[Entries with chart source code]

════

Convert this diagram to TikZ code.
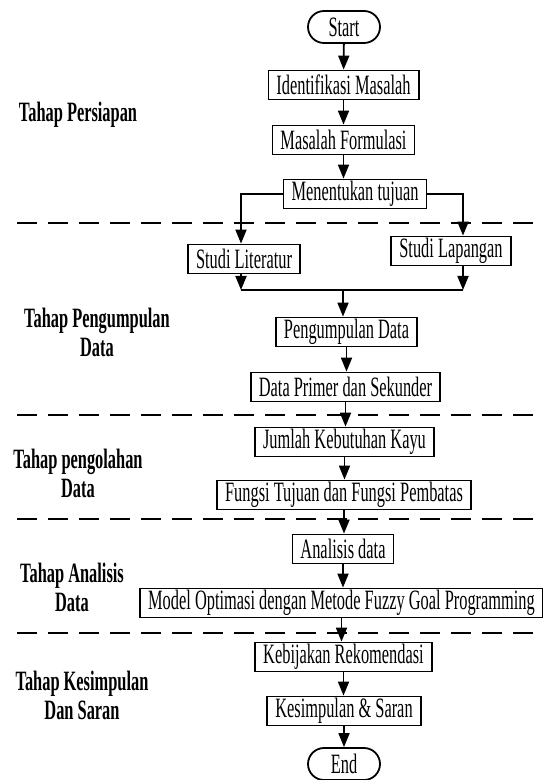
\documentclass[tikz,border=0pt]{standalone}
\usepackage{fontspec}
\setmainfont{Liberation Serif}[FakeStretch=0.585]
\usetikzlibrary{arrows.meta}

\begin{document}
\begin{tikzpicture}[x=0.5pt, y=-0.5pt, font=\fontsize{14}{14.5}\selectfont,
        box/.style={draw, line width=0.9pt, minimum height=14.5pt, inner xsep=4pt, inner ysep=0.5pt},
        term/.style={box, rounded corners=8pt, minimum width=36pt, minimum height=16pt},
        tahap/.style={font=\fontsize{14}{14.5}\selectfont\bfseries, align=center},
        arr/.style={line width=0.9pt, -{Triangle[length=7pt, width=5.5pt]}},
        sep/.style={line width=0.9pt, dash pattern=on 10pt off 5.5pt}]
        \useasboundingbox (0,0) rectangle (542,780);

        \node[tahap] (t1) at (78, 115) {Tahap Persiapan};
        \node[tahap] (t2) at (97, 332) {Tahap Pengumpulan\\Data};
        \node[tahap] (t3) at (78, 473) {Tahap pengolahan\\Data};
        \node[tahap] (t4) at (72, 587) {Tahap Analisis\\Data};
        \node[tahap] (t5) at (82, 695) {Tahap Kesimpulan\\Dan Saran};

        \draw[sep] (17, 223) coordinate (s1a) -- (542, 223) coordinate (s1b);
        \draw[sep] (17, 415) coordinate (s2a) -- (542, 415) coordinate (s2b);
        \draw[sep] (17, 519) coordinate (s3a) -- (542, 519) coordinate (s3b);
        \draw[sep] (17, 633) coordinate (s4a) -- (542, 633) coordinate (s4b);

        \node[term] (start) at (344, 27) {Start};
        \node[box] (ident) at (343.5, 85) {Identifikasi Masalah};
        \node[box] (formul) at (343.5, 140) {Masalah Formulasi};
        \node[box] (tujuan) at (355, 194) {Menentukan tujuan};
        \node[box] (litr) at (244, 259) {Studi Literatur};
        \node[box] (lap) at (451, 251) {Studi Lapangan};
        \node[box] (kumpul) at (346.5, 332) {Pengumpulan Data};
        \node[box] (primer) at (345.5, 387) {Data Primer dan Sekunder};
        \node[box] (jumlah) at (344.5, 442) {Jumlah Kebutuhan Kayu};
        \node[box] (fungsi) at (344, 495) {Fungsi Tujuan dan Fungsi Pembatas};
        \node[box] (analisis) at (343, 549) {Analisis data};
        \node[box] (model) at (341.5, 603) {Model Optimasi dengan Metode Fuzzy Goal Programming};
        \node[box] (bijak) at (343.5, 657) {Kebijakan Rekomendasi};
        \node[box] (simpul) at (344, 711) {Kesimpulan \& Saran};
        \node[term] (end) at (344, 764) {End};

        \coordinate (jl) at (241, 290);
        \coordinate (jr) at (463, 290);
        \coordinate (jm) at (343, 290);

        \draw[arr] (start) -- (ident);
        \draw[arr] (ident) -- (formul);
        \draw[arr] (formul.south) -- (formul.south |- tujuan.north);
        \draw[arr] (tujuan.west) -| (jl |- litr.north);
        \draw[arr] (tujuan.east) -| (jr |- lap.north);
        \draw[arr] (jl |- litr.south) -- (jl);
        \draw[arr] (jr |- lap.south) -- (jr);
        \draw[line width=0.9pt] (jl) -- (jr);
        \draw[arr] (jm) -- (jm |- kumpul.north);
        \draw[arr] (kumpul) -- (kumpul |- primer.north);
        \draw[arr] (primer) -- (primer |- jumlah.north);
        \draw[arr] (jumlah) -- (jumlah |- fungsi.north);
        \draw[arr] (fungsi) -- (fungsi |- analisis.north);
        \draw[arr] (analisis) -- (analisis |- model.north);
        \draw[arr] (model) -- (model |- bijak.north);
        \draw[arr] (bijak) -- (bijak |- simpul.north);
        \draw[arr] (simpul) -- (simpul |- end.north);
\end{tikzpicture}
\end{document}
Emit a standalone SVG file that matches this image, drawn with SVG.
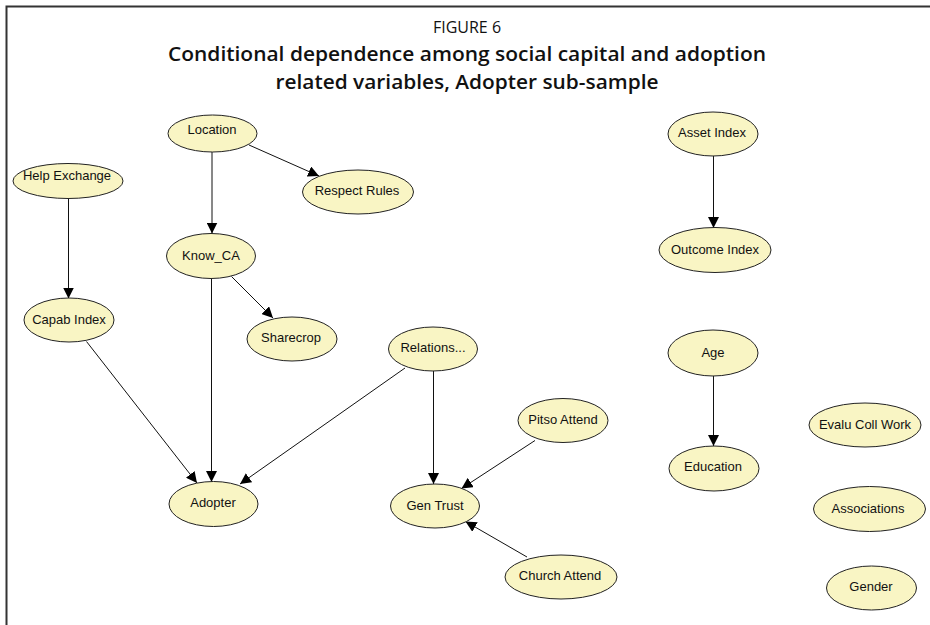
<svg xmlns="http://www.w3.org/2000/svg" width="930" height="625" viewBox="0 0 930 625">
  <style>
    .frame { fill: none; stroke: #333; stroke-width: 2; }
    .node ellipse { fill: #f9f5c4; stroke: #222; stroke-width: 1; }
    .node text { font-family: "Liberation Sans", Arial, sans-serif; font-size: 13px; fill: #111; text-anchor: middle; }
    .edge { stroke: #111; stroke-width: 1; fill: none; marker-end: url(#arrow); }
    .fig { font-family: "Open Sans", "Liberation Sans", sans-serif; font-size: 16px; fill: #111; text-anchor: middle; }
    .title { font-family: "Open Sans", "Liberation Sans", sans-serif; font-size: 19px; font-weight: 600; fill: #111; text-anchor: middle; }
  </style>
  <defs>
    <marker id="arrow" markerUnits="userSpaceOnUse" markerWidth="11" markerHeight="11" refX="11" refY="5.5" orient="auto">
      <path d="M0,0 L11,5.5 L0,11 z" fill="#000"/>
    </marker>
  </defs>

  <rect width="930" height="625" fill="#fff"/>
  <!-- frame lines -->
  <path class="frame" d="M6.5,625 V6.5 H930"/>

  <!-- heading -->
  <text class="fig" x="467" y="33">FIGURE 6</text>
  <text class="title" x="467" y="61" textLength="598" lengthAdjust="spacingAndGlyphs">Conditional dependence among social capital and adoption</text>
  <text class="title" x="467" y="89" textLength="383" lengthAdjust="spacingAndGlyphs">related variables, Adopter sub-sample</text>

  <!-- connectors -->
  <g id="edges">
    <line class="edge" x1="212" y1="152" x2="212" y2="233.5"/>
    <line class="edge" x1="249" y1="145" x2="319" y2="176"/>
    <line class="edge" x1="68.5" y1="198.5" x2="68.5" y2="298.5"/>
    <line class="edge" x1="231.5" y1="276.5" x2="273" y2="318"/>
    <line class="edge" x1="211.5" y1="278.5" x2="211.5" y2="482"/>
    <line class="edge" x1="86.5" y1="341.5" x2="197" y2="483"/>
    <line class="edge" x1="405" y1="368" x2="240" y2="484"/>
    <line class="edge" x1="433.5" y1="371" x2="433.5" y2="484"/>
    <line class="edge" x1="535" y1="440.5" x2="461.5" y2="488.5"/>
    <line class="edge" x1="527" y1="557" x2="465.5" y2="521.5"/>
    <line class="edge" x1="713.5" y1="156" x2="713.5" y2="228"/>
    <line class="edge" x1="713.5" y1="376" x2="713.5" y2="446"/>
  </g>

  <!-- nodes -->
  <g id="location" class="node"><ellipse cx="212.5" cy="133.5" rx="44.5" ry="18.5"/><text x="212" y="133.5">Location</text></g>
  <g id="help-exchange" class="node"><ellipse cx="68" cy="181" rx="55" ry="17.5"/><text x="67" y="179.5">Help Exchange</text></g>
  <g id="respect-rules" class="node"><ellipse cx="358" cy="192" rx="55.5" ry="22"/><text x="357" y="194.5">Respect Rules</text></g>
  <g id="know-ca" class="node"><ellipse cx="211" cy="256" rx="44.5" ry="22.5"/><text x="211" y="259.5">Know_CA</text></g>
  <g id="capab-index" class="node"><ellipse cx="69" cy="320" rx="45" ry="22"/><text x="69" y="323.5">Capab Index</text></g>
  <g id="sharecrop" class="node"><ellipse cx="292" cy="339" rx="45" ry="22"/><text x="291" y="342">Sharecrop</text></g>
  <g id="relations" class="node"><ellipse cx="433" cy="349" rx="44.5" ry="22"/><text x="433" y="352">Relations...</text></g>
  <g id="adopter" class="node"><ellipse cx="213.5" cy="504" rx="44.5" ry="22.5"/><text x="213" y="507">Adopter</text></g>
  <g id="gen-trust" class="node"><ellipse cx="435" cy="506" rx="44.5" ry="22"/><text x="435" y="509.5">Gen Trust</text></g>
  <g id="pitso-attend" class="node"><ellipse cx="563" cy="420.5" rx="45" ry="22"/><text x="563" y="424">Pitso Attend</text></g>
  <g id="church-attend" class="node"><ellipse cx="561" cy="577" rx="56" ry="22"/><text x="560" y="579.5">Church Attend</text></g>
  <g id="asset-index" class="node"><ellipse cx="713" cy="134" rx="45" ry="22"/><text x="712" y="137">Asset Index</text></g>
  <g id="outcome-index" class="node"><ellipse cx="715" cy="250" rx="56" ry="22.5"/><text x="715" y="253.5">Outcome Index</text></g>
  <g id="age" class="node"><ellipse cx="713" cy="353" rx="45" ry="23"/><text x="713" y="357">Age</text></g>
  <g id="education" class="node"><ellipse cx="714" cy="468.5" rx="45" ry="22.5"/><text x="713" y="471">Education</text></g>
  <g id="evalu-coll-work" class="node"><ellipse cx="865" cy="425" rx="56" ry="22"/><text x="865" y="429">Evalu Coll Work</text></g>
  <g id="associations" class="node"><ellipse cx="869.5" cy="509" rx="56" ry="22.5"/><text x="868" y="513">Associations</text></g>
  <g id="gender" class="node"><ellipse cx="871.5" cy="588" rx="45" ry="22"/><text x="871" y="591">Gender</text></g>
</svg>
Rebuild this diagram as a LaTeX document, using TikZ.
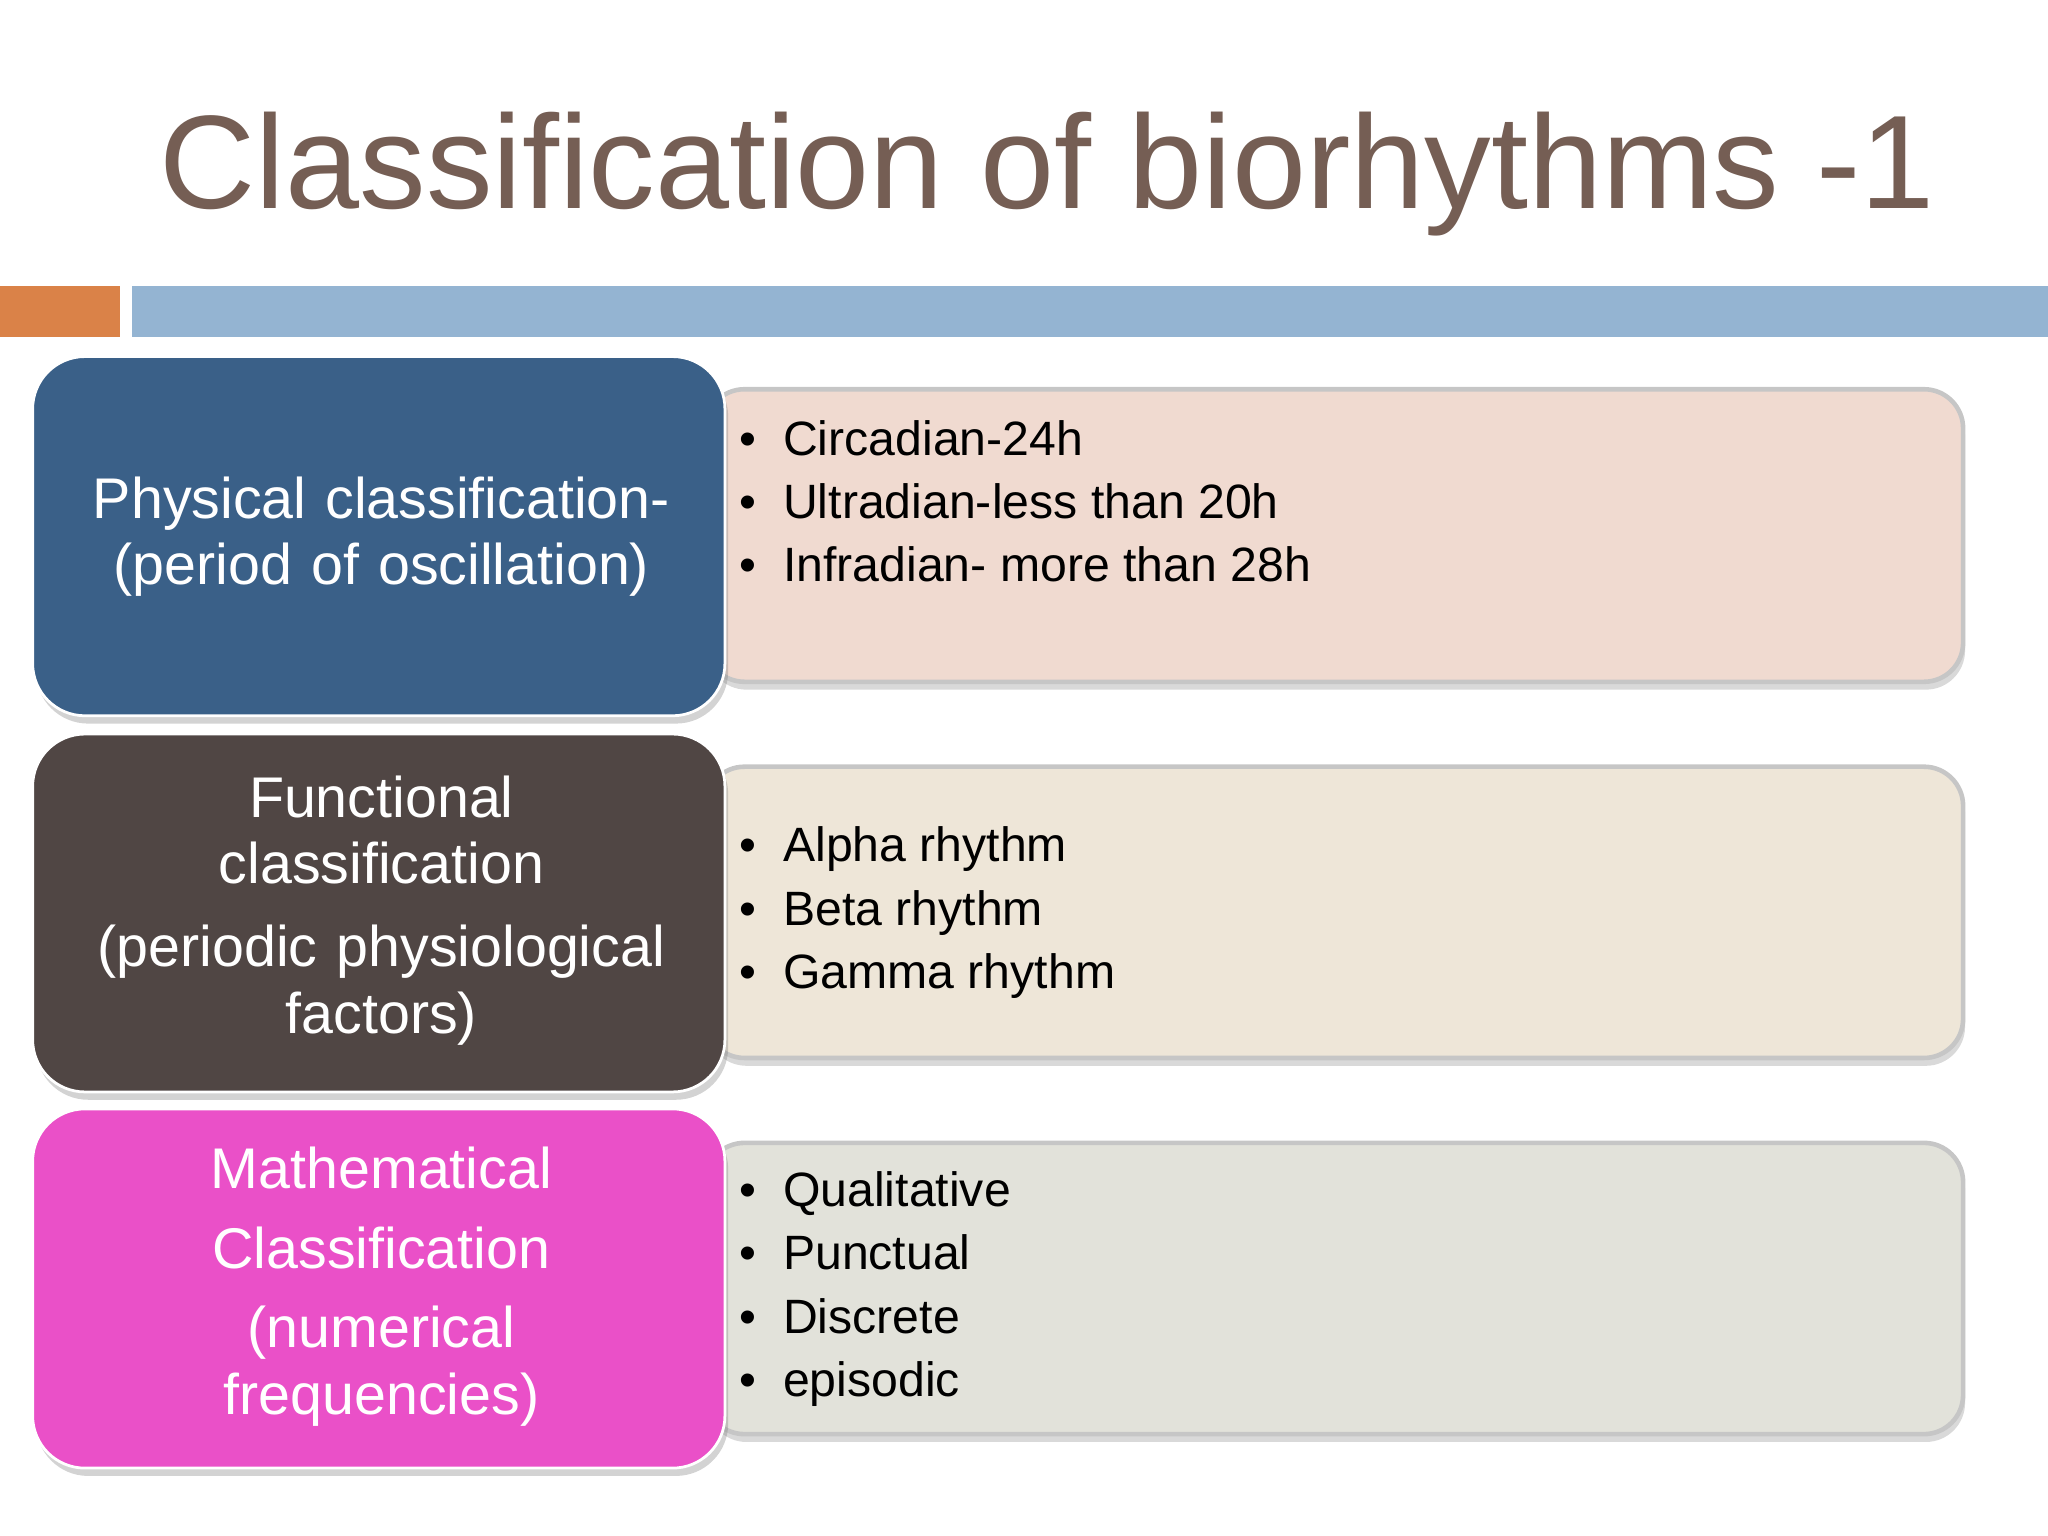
\documentclass[tikz,border=0pt]{standalone}
\usepackage{fontspec}
\setmainfont{Liberation Sans}
\usetikzlibrary{shadows}
\definecolor{titlec}{RGB}{117,94,84}
\definecolor{orangec}{RGB}{218,130,72}
\definecolor{bluebar}{RGB}{148,180,210}
\definecolor{bluebox}{RGB}{58,96,136}
\definecolor{darkbox}{RGB}{80,70,68}
\definecolor{magbox}{RGB}{234,80,200}
\definecolor{pinkf}{RGB}{240,218,208}
\definecolor{beigef}{RGB}{238,230,216}
\definecolor{greyf}{RGB}{226,226,218}
\begin{document}
\begin{tikzpicture}[x=0.02cm,y=-0.02cm,
  leftbox/.style={rounded corners=0.8cm,draw=white,line width=1.2pt,drop shadow={shadow xshift=0.5mm,shadow yshift=-1.2mm,opacity=0.35}},
  rightbox/.style={rounded corners=0.6cm,draw=gray!45,line width=2pt,drop shadow={shadow xshift=0.3mm,shadow yshift=-1.2mm,opacity=0.3}},
  lefttext/.style={text=white,font=\fontsize{25}{29}\selectfont,align=center,text width=10.2cm},
  bul/.style={anchor=north west,font=\fontsize{21}{27.5}\selectfont,align=left}]
\useasboundingbox (0,0) rectangle (1568,1176);
\node[anchor=base west,text=titlec,font=\fontsize{58}{60}\selectfont,inner sep=0] (title) at (122,160) {Classification of biorhythms -1};
\fill[orangec] (0,219) rectangle (92,258);
\fill[bluebar] (101,219) rectangle (1568,258);
% right boxes
\draw[rightbox,fill=pinkf] (540,298) rectangle (1503,522);
\draw[rightbox,fill=beigef] (540,587) rectangle (1503,810);
\draw[rightbox,fill=greyf] (540,875) rectangle (1503,1098);
% left boxes
\draw[leftbox,fill=bluebox] (25,273) rectangle (555,548);
\draw[leftbox,fill=darkbox] (25,562) rectangle (555,836);
\draw[leftbox,fill=magbox] (25,849) rectangle (555,1124);
\node[lefttext] (l1) at (292,411) {Physical classification-\\(period of oscillation)};
\node[lefttext] (l2) at (292,697) {Functional\\classification\\[0.25cm](periodic physiological\\factors)};
\node[lefttext] (l3) at (292,985) {Mathematical\\[0.2cm]Classification\\[0.2cm](numerical\\frequencies)};
\node[bul] (r1) at (560,316) {• \ Circadian-24h\\• \ Ultradian-less than 20h\\• \ Infradian- more than 28h};
\node[bul] (r2) at (560,627) {• \ Alpha rhythm\\• \ Beta rhythm\\• \ Gamma rhythm};
\node[bul] (r3) at (560,891) {• \ Qualitative\\• \ Punctual\\• \ Discrete\\• \ episodic};
\end{tikzpicture}
\end{document}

════

### Aim
Could you quote, word for word, only the lines from the one containing "Emit a standalone" through the one containing "variables, Adopter sub-sample</text>", both included, and leave out any pictures?

### Answer for the task
Emit a standalone SVG file that matches this image, drawn with SVG.
<svg xmlns="http://www.w3.org/2000/svg" width="930" height="625" viewBox="0 0 930 625">
  <style>
    .frame { fill: none; stroke: #333; stroke-width: 2; }
    .node ellipse { fill: #f9f5c4; stroke: #222; stroke-width: 1; }
    .node text { font-family: "Liberation Sans", Arial, sans-serif; font-size: 13px; fill: #111; text-anchor: middle; }
    .edge { stroke: #111; stroke-width: 1; fill: none; marker-end: url(#arrow); }
    .fig { font-family: "Open Sans", "Liberation Sans", sans-serif; font-size: 16px; fill: #111; text-anchor: middle; }
    .title { font-family: "Open Sans", "Liberation Sans", sans-serif; font-size: 19px; font-weight: 600; fill: #111; text-anchor: middle; }
  </style>
  <defs>
    <marker id="arrow" markerUnits="userSpaceOnUse" markerWidth="11" markerHeight="11" refX="11" refY="5.5" orient="auto">
      <path d="M0,0 L11,5.5 L0,11 z" fill="#000"/>
    </marker>
  </defs>

  <rect width="930" height="625" fill="#fff"/>
  <!-- frame lines -->
  <path class="frame" d="M6.5,625 V6.5 H930"/>

  <!-- heading -->
  <text class="fig" x="467" y="33">FIGURE 6</text>
  <text class="title" x="467" y="61" textLength="598" lengthAdjust="spacingAndGlyphs">Conditional dependence among social capital and adoption</text>
  <text class="title" x="467" y="89" textLength="383" lengthAdjust="spacingAndGlyphs">related variables, Adopter sub-sample</text>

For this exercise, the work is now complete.